===== AVAILABLE DATA

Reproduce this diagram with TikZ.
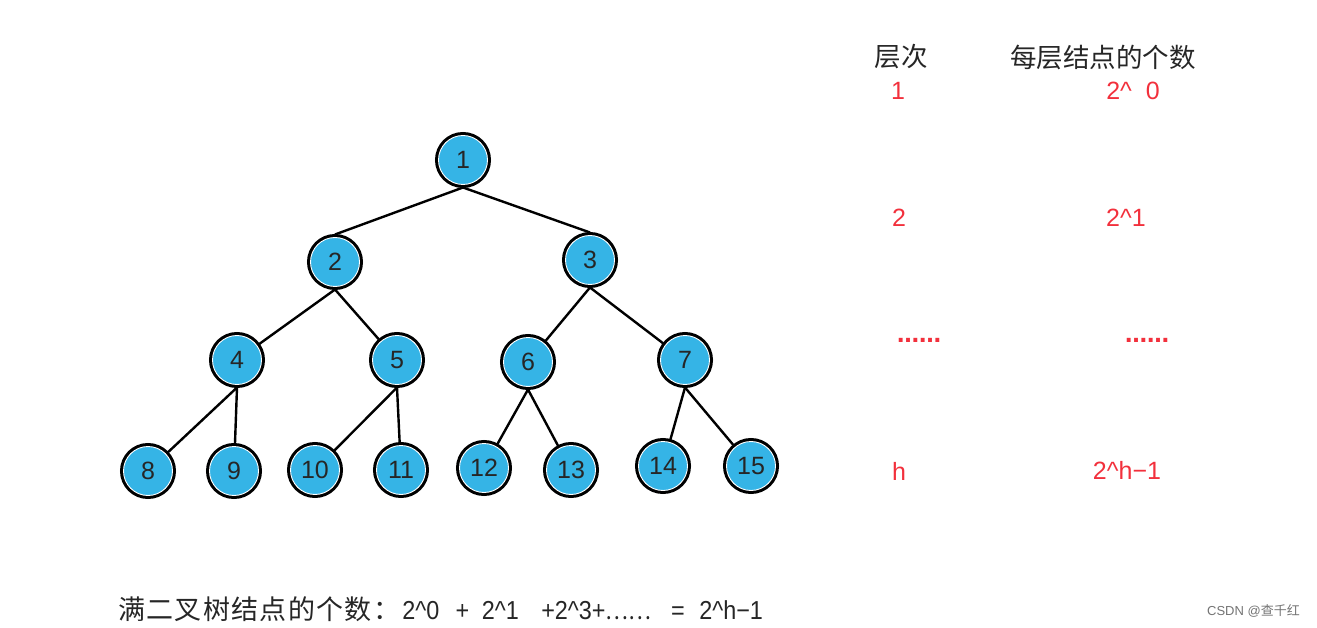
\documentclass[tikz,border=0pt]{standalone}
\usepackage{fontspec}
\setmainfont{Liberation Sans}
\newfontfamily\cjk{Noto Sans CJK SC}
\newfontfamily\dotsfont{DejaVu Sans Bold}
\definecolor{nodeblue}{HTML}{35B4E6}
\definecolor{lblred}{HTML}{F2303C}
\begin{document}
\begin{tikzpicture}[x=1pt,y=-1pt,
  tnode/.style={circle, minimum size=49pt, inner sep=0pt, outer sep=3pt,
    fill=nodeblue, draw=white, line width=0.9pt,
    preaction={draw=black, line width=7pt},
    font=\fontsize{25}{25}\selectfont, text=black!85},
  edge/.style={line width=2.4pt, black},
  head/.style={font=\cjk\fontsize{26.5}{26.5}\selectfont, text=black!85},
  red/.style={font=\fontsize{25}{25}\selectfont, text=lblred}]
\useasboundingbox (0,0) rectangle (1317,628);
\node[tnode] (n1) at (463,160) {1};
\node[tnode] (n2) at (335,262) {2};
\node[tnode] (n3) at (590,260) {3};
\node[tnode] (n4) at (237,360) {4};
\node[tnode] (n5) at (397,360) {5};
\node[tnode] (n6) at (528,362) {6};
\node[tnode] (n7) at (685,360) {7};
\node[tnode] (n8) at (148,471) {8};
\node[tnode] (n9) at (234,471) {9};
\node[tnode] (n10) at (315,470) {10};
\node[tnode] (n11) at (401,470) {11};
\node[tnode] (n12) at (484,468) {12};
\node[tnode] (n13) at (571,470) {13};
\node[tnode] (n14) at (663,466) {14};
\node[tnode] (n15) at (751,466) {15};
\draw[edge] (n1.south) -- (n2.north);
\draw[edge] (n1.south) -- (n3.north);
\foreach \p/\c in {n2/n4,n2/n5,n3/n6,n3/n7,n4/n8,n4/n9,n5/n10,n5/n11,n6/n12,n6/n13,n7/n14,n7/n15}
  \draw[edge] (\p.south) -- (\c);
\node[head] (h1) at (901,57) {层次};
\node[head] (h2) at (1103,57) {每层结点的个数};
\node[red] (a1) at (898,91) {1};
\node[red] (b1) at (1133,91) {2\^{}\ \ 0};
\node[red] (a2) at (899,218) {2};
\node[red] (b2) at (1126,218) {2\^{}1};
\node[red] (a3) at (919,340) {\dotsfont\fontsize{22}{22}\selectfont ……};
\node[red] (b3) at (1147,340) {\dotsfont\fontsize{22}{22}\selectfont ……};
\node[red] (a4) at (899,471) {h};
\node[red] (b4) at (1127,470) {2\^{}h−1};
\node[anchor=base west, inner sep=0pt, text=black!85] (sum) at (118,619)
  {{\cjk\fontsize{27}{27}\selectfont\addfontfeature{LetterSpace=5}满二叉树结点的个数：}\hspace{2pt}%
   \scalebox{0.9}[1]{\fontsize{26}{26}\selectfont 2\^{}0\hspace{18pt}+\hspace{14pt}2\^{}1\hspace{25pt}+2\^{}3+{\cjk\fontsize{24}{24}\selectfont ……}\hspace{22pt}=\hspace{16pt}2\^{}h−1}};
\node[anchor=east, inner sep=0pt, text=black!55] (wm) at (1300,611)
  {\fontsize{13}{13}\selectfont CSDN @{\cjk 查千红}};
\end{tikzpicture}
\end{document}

==========

## TASK
Images in the data above are to be skipped. Retype all other material exactly.

## REPLY TO THE EXERCISE
Reproduce this diagram with TikZ.
\documentclass[tikz,border=0pt]{standalone}
\usepackage{fontspec}
\setmainfont{Liberation Sans}
\newfontfamily\cjk{Noto Sans CJK SC}
\newfontfamily\dotsfont{DejaVu Sans Bold}
\definecolor{nodeblue}{HTML}{35B4E6}
\definecolor{lblred}{HTML}{F2303C}
\begin{document}
\begin{tikzpicture}[x=1pt,y=-1pt,
  tnode/.style={circle, minimum size=49pt, inner sep=0pt, outer sep=3pt,
    fill=nodeblue, draw=white, line width=0.9pt,
    preaction={draw=black, line width=7pt},
    font=\fontsize{25}{25}\selectfont, text=black!85},
  edge/.style={line width=2.4pt, black},
  head/.style={font=\cjk\fontsize{26.5}{26.5}\selectfont, text=black!85},
  red/.style={font=\fontsize{25}{25}\selectfont, text=lblred}]
\useasboundingbox (0,0) rectangle (1317,628);
\node[tnode] (n1) at (463,160) {1};
\node[tnode] (n2) at (335,262) {2};
\node[tnode] (n3) at (590,260) {3};
\node[tnode] (n4) at (237,360) {4};
\node[tnode] (n5) at (397,360) {5};
\node[tnode] (n6) at (528,362) {6};
\node[tnode] (n7) at (685,360) {7};
\node[tnode] (n8) at (148,471) {8};
\node[tnode] (n9) at (234,471) {9};
\node[tnode] (n10) at (315,470) {10};
\node[tnode] (n11) at (401,470) {11};
\node[tnode] (n12) at (484,468) {12};
\node[tnode] (n13) at (571,470) {13};
\node[tnode] (n14) at (663,466) {14};
\node[tnode] (n15) at (751,466) {15};
\draw[edge] (n1.south) -- (n2.north);
\draw[edge] (n1.south) -- (n3.north);
\foreach \p/\c in {n2/n4,n2/n5,n3/n6,n3/n7,n4/n8,n4/n9,n5/n10,n5/n11,n6/n12,n6/n13,n7/n14,n7/n15}
  \draw[edge] (\p.south) -- (\c);
\node[head] (h1) at (901,57) {层次};
\node[head] (h2) at (1103,57) {每层结点的个数};
\node[red] (a1) at (898,91) {1};
\node[red] (b1) at (1133,91) {2\^{}\ \ 0};
\node[red] (a2) at (899,218) {2};
\node[red] (b2) at (1126,218) {2\^{}1};
\node[red] (a3) at (919,340) {\dotsfont\fontsize{22}{22}\selectfont ……};
\node[red] (b3) at (1147,340) {\dotsfont\fontsize{22}{22}\selectfont ……};
\node[red] (a4) at (899,471) {h};
\node[red] (b4) at (1127,470) {2\^{}h−1};
\node[anchor=base west, inner sep=0pt, text=black!85] (sum) at (118,619)
  {{\cjk\fontsize{27}{27}\selectfont\addfontfeature{LetterSpace=5}满二叉树结点的个数：}\hspace{2pt}%
   \scalebox{0.9}[1]{\fontsize{26}{26}\selectfont 2\^{}0\hspace{18pt}+\hspace{14pt}2\^{}1\hspace{25pt}+2\^{}3+{\cjk\fontsize{24}{24}\selectfont ……}\hspace{22pt}=\hspace{16pt}2\^{}h−1}};
\node[anchor=east, inner sep=0pt, text=black!55] (wm) at (1300,611)
  {\fontsize{13}{13}\selectfont CSDN @{\cjk 查千红}};
\end{tikzpicture}
\end{document}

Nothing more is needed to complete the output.